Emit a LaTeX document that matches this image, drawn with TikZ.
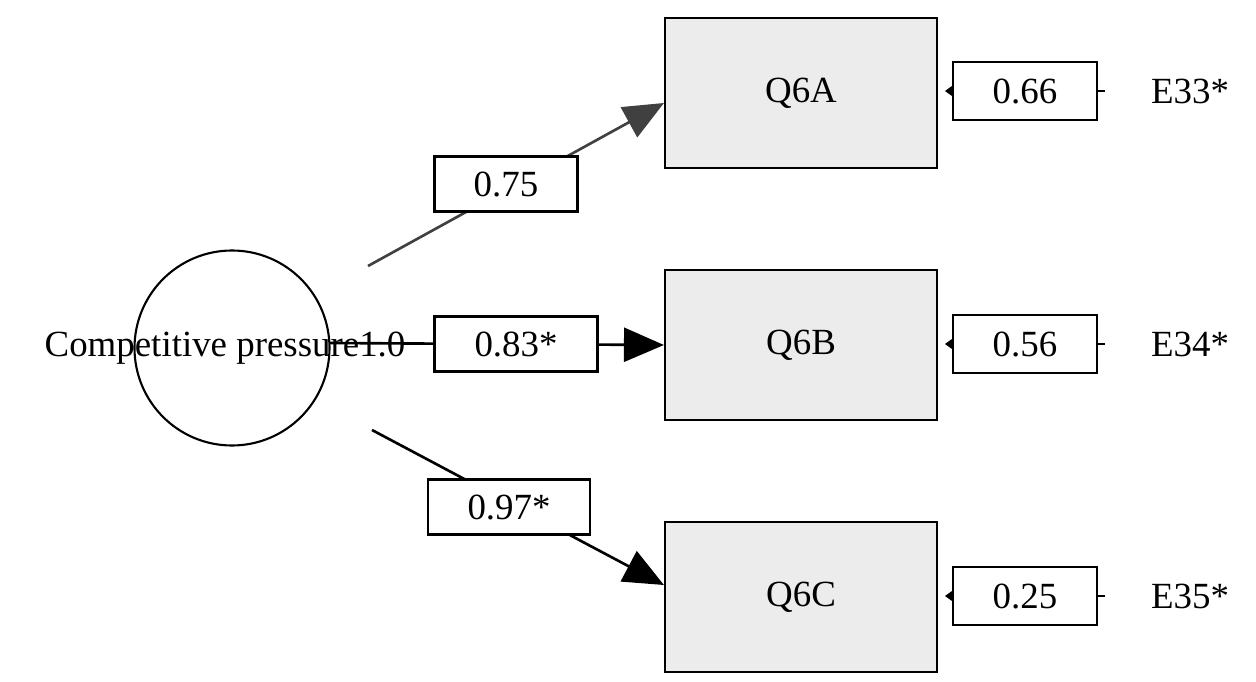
\documentclass[tikz,border=0pt]{standalone}
\usepackage{fontspec}
\setmainfont{Liberation Serif}
\usetikzlibrary{arrows.meta}
\begin{document}
\begin{tikzpicture}[x=0.02cm,y=-0.02cm,
  txt/.style={font=\fontsize{21}{24}\selectfont},
  obs/.style={draw,line width=1.2pt,fill=gray!15,minimum width=272*0.02cm,minimum height=150*0.02cm,txt},
  lab/.style={draw,line width=1.2pt,fill=white,minimum height=55*0.02cm,txt,inner sep=0pt},
  path/.style={line width=1.5pt},
  err/.style={line width=1.2pt}]
\useasboundingbox (0,0) rectangle (1256,682);
\node[draw,circle,line width=1.2pt,minimum size=195*0.02cm] (F) at (232,348) {};
\node[txt] (Ft) at (225,348) {Competitive pressure1.0};
\node[obs] (A) at (801,93) {Q6A};
\node[obs] (B) at (801,345) {Q6B};
\node[obs] (C) at (801,597) {Q6C};
\coordinate (sA) at (368,266);
\coordinate (sB) at (330,343);
\coordinate (sC) at (372,430);
\draw[path,draw=black!75,-{Triangle[length=40*0.02cm,width=34*0.02cm]}] (sA) -- (A.west|-0,103);
\draw[path,-{Triangle[length=40*0.02cm,width=34*0.02cm]}] (sB) -- (A.west|-B.west);
\draw[path,-{Triangle[length=40*0.02cm,width=34*0.02cm]}] (sC) -- (C.west|-0,585);
\node[lab,minimum width=143*0.02cm] (l1) at (506,184) {0.75};
\node[lab,minimum width=163*0.02cm] (l2) at (516,344) {0.83*};
\node[lab,minimum width=162*0.02cm] (l3) at (509,507) {0.97*};
\foreach \n/\y/\v/\e in {a/91/0.66/E33*,b/344/0.56/E34*,c/596/0.25/E35*}{
  \node[lab,minimum width=144*0.02cm,minimum height=58*0.02cm] (e\n) at (1025,\y) {\v};
  \node[txt] (E\n) at (1190,\y) {\e};
  \coordinate (t\n) at (1105,\y);
  \draw[err] (e\n.east) -- (t\n);
  \fill (e\n.west) ++(0,-5) -- ++(-7,5) -- ++(7,5) -- cycle;
}
\end{tikzpicture}
\end{document}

.....

▸ What to produce:
Every line above should be returned exactly; the pictures stay out.

▸ Right answer:
Emit a LaTeX document that matches this image, drawn with TikZ.
\documentclass[tikz,border=0pt]{standalone}
\usepackage{fontspec}
\setmainfont{Liberation Serif}
\usetikzlibrary{arrows.meta}
\begin{document}
\begin{tikzpicture}[x=0.02cm,y=-0.02cm,
  txt/.style={font=\fontsize{21}{24}\selectfont},
  obs/.style={draw,line width=1.2pt,fill=gray!15,minimum width=272*0.02cm,minimum height=150*0.02cm,txt},
  lab/.style={draw,line width=1.2pt,fill=white,minimum height=55*0.02cm,txt,inner sep=0pt},
  path/.style={line width=1.5pt},
  err/.style={line width=1.2pt}]
\useasboundingbox (0,0) rectangle (1256,682);
\node[draw,circle,line width=1.2pt,minimum size=195*0.02cm] (F) at (232,348) {};
\node[txt] (Ft) at (225,348) {Competitive pressure1.0};
\node[obs] (A) at (801,93) {Q6A};
\node[obs] (B) at (801,345) {Q6B};
\node[obs] (C) at (801,597) {Q6C};
\coordinate (sA) at (368,266);
\coordinate (sB) at (330,343);
\coordinate (sC) at (372,430);
\draw[path,draw=black!75,-{Triangle[length=40*0.02cm,width=34*0.02cm]}] (sA) -- (A.west|-0,103);
\draw[path,-{Triangle[length=40*0.02cm,width=34*0.02cm]}] (sB) -- (A.west|-B.west);
\draw[path,-{Triangle[length=40*0.02cm,width=34*0.02cm]}] (sC) -- (C.west|-0,585);
\node[lab,minimum width=143*0.02cm] (l1) at (506,184) {0.75};
\node[lab,minimum width=163*0.02cm] (l2) at (516,344) {0.83*};
\node[lab,minimum width=162*0.02cm] (l3) at (509,507) {0.97*};
\foreach \n/\y/\v/\e in {a/91/0.66/E33*,b/344/0.56/E34*,c/596/0.25/E35*}{
  \node[lab,minimum width=144*0.02cm,minimum height=58*0.02cm] (e\n) at (1025,\y) {\v};
  \node[txt] (E\n) at (1190,\y) {\e};
  \coordinate (t\n) at (1105,\y);
  \draw[err] (e\n.east) -- (t\n);
  \fill (e\n.west) ++(0,-5) -- ++(-7,5) -- ++(7,5) -- cycle;
}
\end{tikzpicture}
\end{document}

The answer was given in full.